City Landmark - Poet Ameer Dehlvi's Room, Opposite Jama Masjid

City Landmark – Poet Ameer Dehlvi’s Room, Opposite Jama Masjid

City Landmark - Poet Ameer Dehlvi's Room, Opposite Jama Masjid

The beautiful room is empty.

[Text and photo by Mayank Austen Soofi]

The door to the left opens to the long balcony; the window in the front wall looks on to Jama Masjid. The room is an imperfect rectangle. The wall, yellow like Amul butter. The table, creamy brown. The bedspread and the pillow, white. A Jawahar cut jacket hanging on the wall. A table topped with three poetry books, including by Ustad Rasa Dehlvi.

This small so-named “manager’s room” is on the first floor of Old Delhi’s Haji Hotel. A poet spent a lifetime in it. Ameer Dehlvi passed early in the year, aged 93. His family owns the landmark hotel.

These days the room stays closed, and was unlatched briefly on request. The window is currently shuttered. A cooling darkness is expressing unswerving rest.

While his late wife lived in faraway Kashmir, and the rest of his people—-brothers, nephews,, etc—in nearby Chawri Bazar, the poet lounged and lay in this room. It had been his daily refuge for more than half a century. The meals though were always had with the family in the Chawri Bazar mansion. His other favoured place was the stately table on the hotel balcony, where he would make entries, in handwritten Urdu, in the guest check-in register.

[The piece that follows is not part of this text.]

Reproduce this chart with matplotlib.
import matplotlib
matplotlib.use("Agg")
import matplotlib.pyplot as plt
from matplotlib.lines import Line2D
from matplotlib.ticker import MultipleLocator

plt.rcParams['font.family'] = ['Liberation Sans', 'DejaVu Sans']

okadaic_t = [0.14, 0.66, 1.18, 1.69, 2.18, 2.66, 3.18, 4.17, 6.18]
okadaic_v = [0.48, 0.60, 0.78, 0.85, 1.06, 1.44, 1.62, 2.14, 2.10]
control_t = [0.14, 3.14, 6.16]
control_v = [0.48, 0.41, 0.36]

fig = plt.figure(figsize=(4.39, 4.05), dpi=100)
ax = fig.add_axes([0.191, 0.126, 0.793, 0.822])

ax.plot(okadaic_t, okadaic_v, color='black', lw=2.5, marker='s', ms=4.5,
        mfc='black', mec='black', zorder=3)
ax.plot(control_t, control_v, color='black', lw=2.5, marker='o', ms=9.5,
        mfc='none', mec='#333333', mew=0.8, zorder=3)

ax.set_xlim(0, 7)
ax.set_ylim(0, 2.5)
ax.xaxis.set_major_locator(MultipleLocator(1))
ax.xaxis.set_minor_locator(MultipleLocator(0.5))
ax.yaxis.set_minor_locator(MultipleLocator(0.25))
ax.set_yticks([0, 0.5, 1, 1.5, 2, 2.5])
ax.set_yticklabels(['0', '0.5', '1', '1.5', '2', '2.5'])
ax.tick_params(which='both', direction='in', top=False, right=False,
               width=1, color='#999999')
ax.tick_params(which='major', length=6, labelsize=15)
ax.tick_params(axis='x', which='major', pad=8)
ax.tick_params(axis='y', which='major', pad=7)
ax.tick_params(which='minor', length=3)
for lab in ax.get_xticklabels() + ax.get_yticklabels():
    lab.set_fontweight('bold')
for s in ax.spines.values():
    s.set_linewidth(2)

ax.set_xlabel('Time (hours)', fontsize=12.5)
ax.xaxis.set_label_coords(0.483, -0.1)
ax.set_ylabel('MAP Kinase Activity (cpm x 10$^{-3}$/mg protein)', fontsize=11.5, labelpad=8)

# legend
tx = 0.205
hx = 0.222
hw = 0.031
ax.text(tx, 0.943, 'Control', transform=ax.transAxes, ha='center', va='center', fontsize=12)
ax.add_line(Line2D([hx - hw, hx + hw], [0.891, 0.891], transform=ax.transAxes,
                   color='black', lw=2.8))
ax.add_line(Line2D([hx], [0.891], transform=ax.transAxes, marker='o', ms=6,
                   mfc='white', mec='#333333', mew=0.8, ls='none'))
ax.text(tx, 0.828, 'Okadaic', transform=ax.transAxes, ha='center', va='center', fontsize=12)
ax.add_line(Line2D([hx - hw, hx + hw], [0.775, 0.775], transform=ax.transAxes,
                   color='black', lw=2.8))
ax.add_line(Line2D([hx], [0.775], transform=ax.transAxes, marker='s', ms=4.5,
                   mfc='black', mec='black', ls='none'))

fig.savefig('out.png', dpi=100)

Before Covid upended his routine, the poet would seclude himself in the room sharp at two in the afternoon. A palm-sized Sony transistor beside his pillow would play old film songs at low volume. A copy of his published verses lay within the arm’s reach. He would emerge out three hours later.

One afternoon, some heatwaves ago, it was so inhumanly hot that the normally chaotic Walled City lanes were utterly empty. The hotel balcony was also empty. The soft tunes of a song were coming from the manager’s room. The door was ajar. The poet was lying on bed, in white kurta pajama. The fabric looked as soft as Dhaka malmal. His eyes were closed, his hands lay crossed on his chest. Some of the longer strands of his grey beard were stirring slightly under the ceiling fan’s hawa.

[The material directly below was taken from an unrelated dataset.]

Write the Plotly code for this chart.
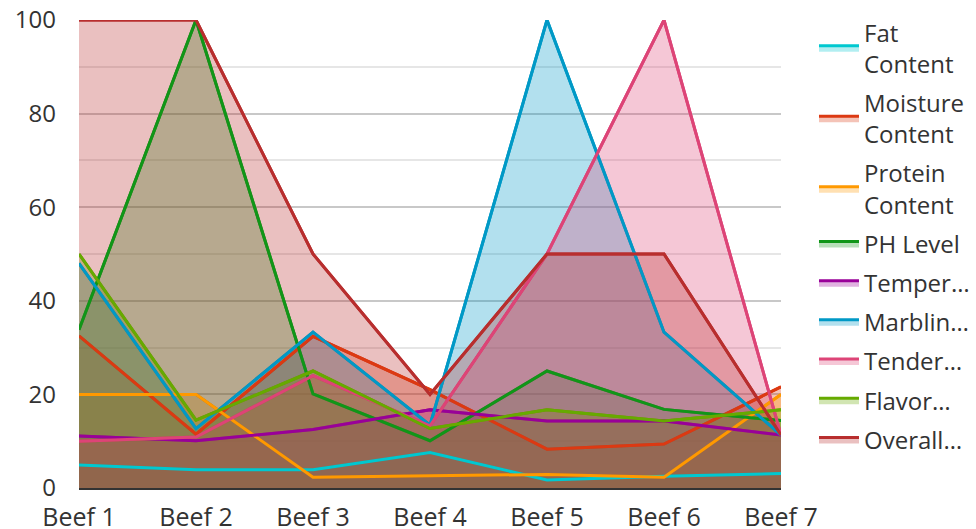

During the pandemic-triggered lockdowns, the poet tried recreating his beloved hotel room at his Chawri Bazar home. But his heart broke during the second wave when he lost two brothers. As the world returned from isolation, he would visit this room infrequently, and sit by the window, which stayed shut, murmuring verses on loss and grief, breaking down into tears.

This summer afternoon, three months after his passing, the room exudes a museum gallery’s detachment. On opening the window, Jama Masjid dramatically resurfaces, and white-hot daylight sprints in impatiently, at once enlivening the aloof room with a throbbing feel of the poet’s presence—and also of his eternal absence. As if he is nowhere and everywhere.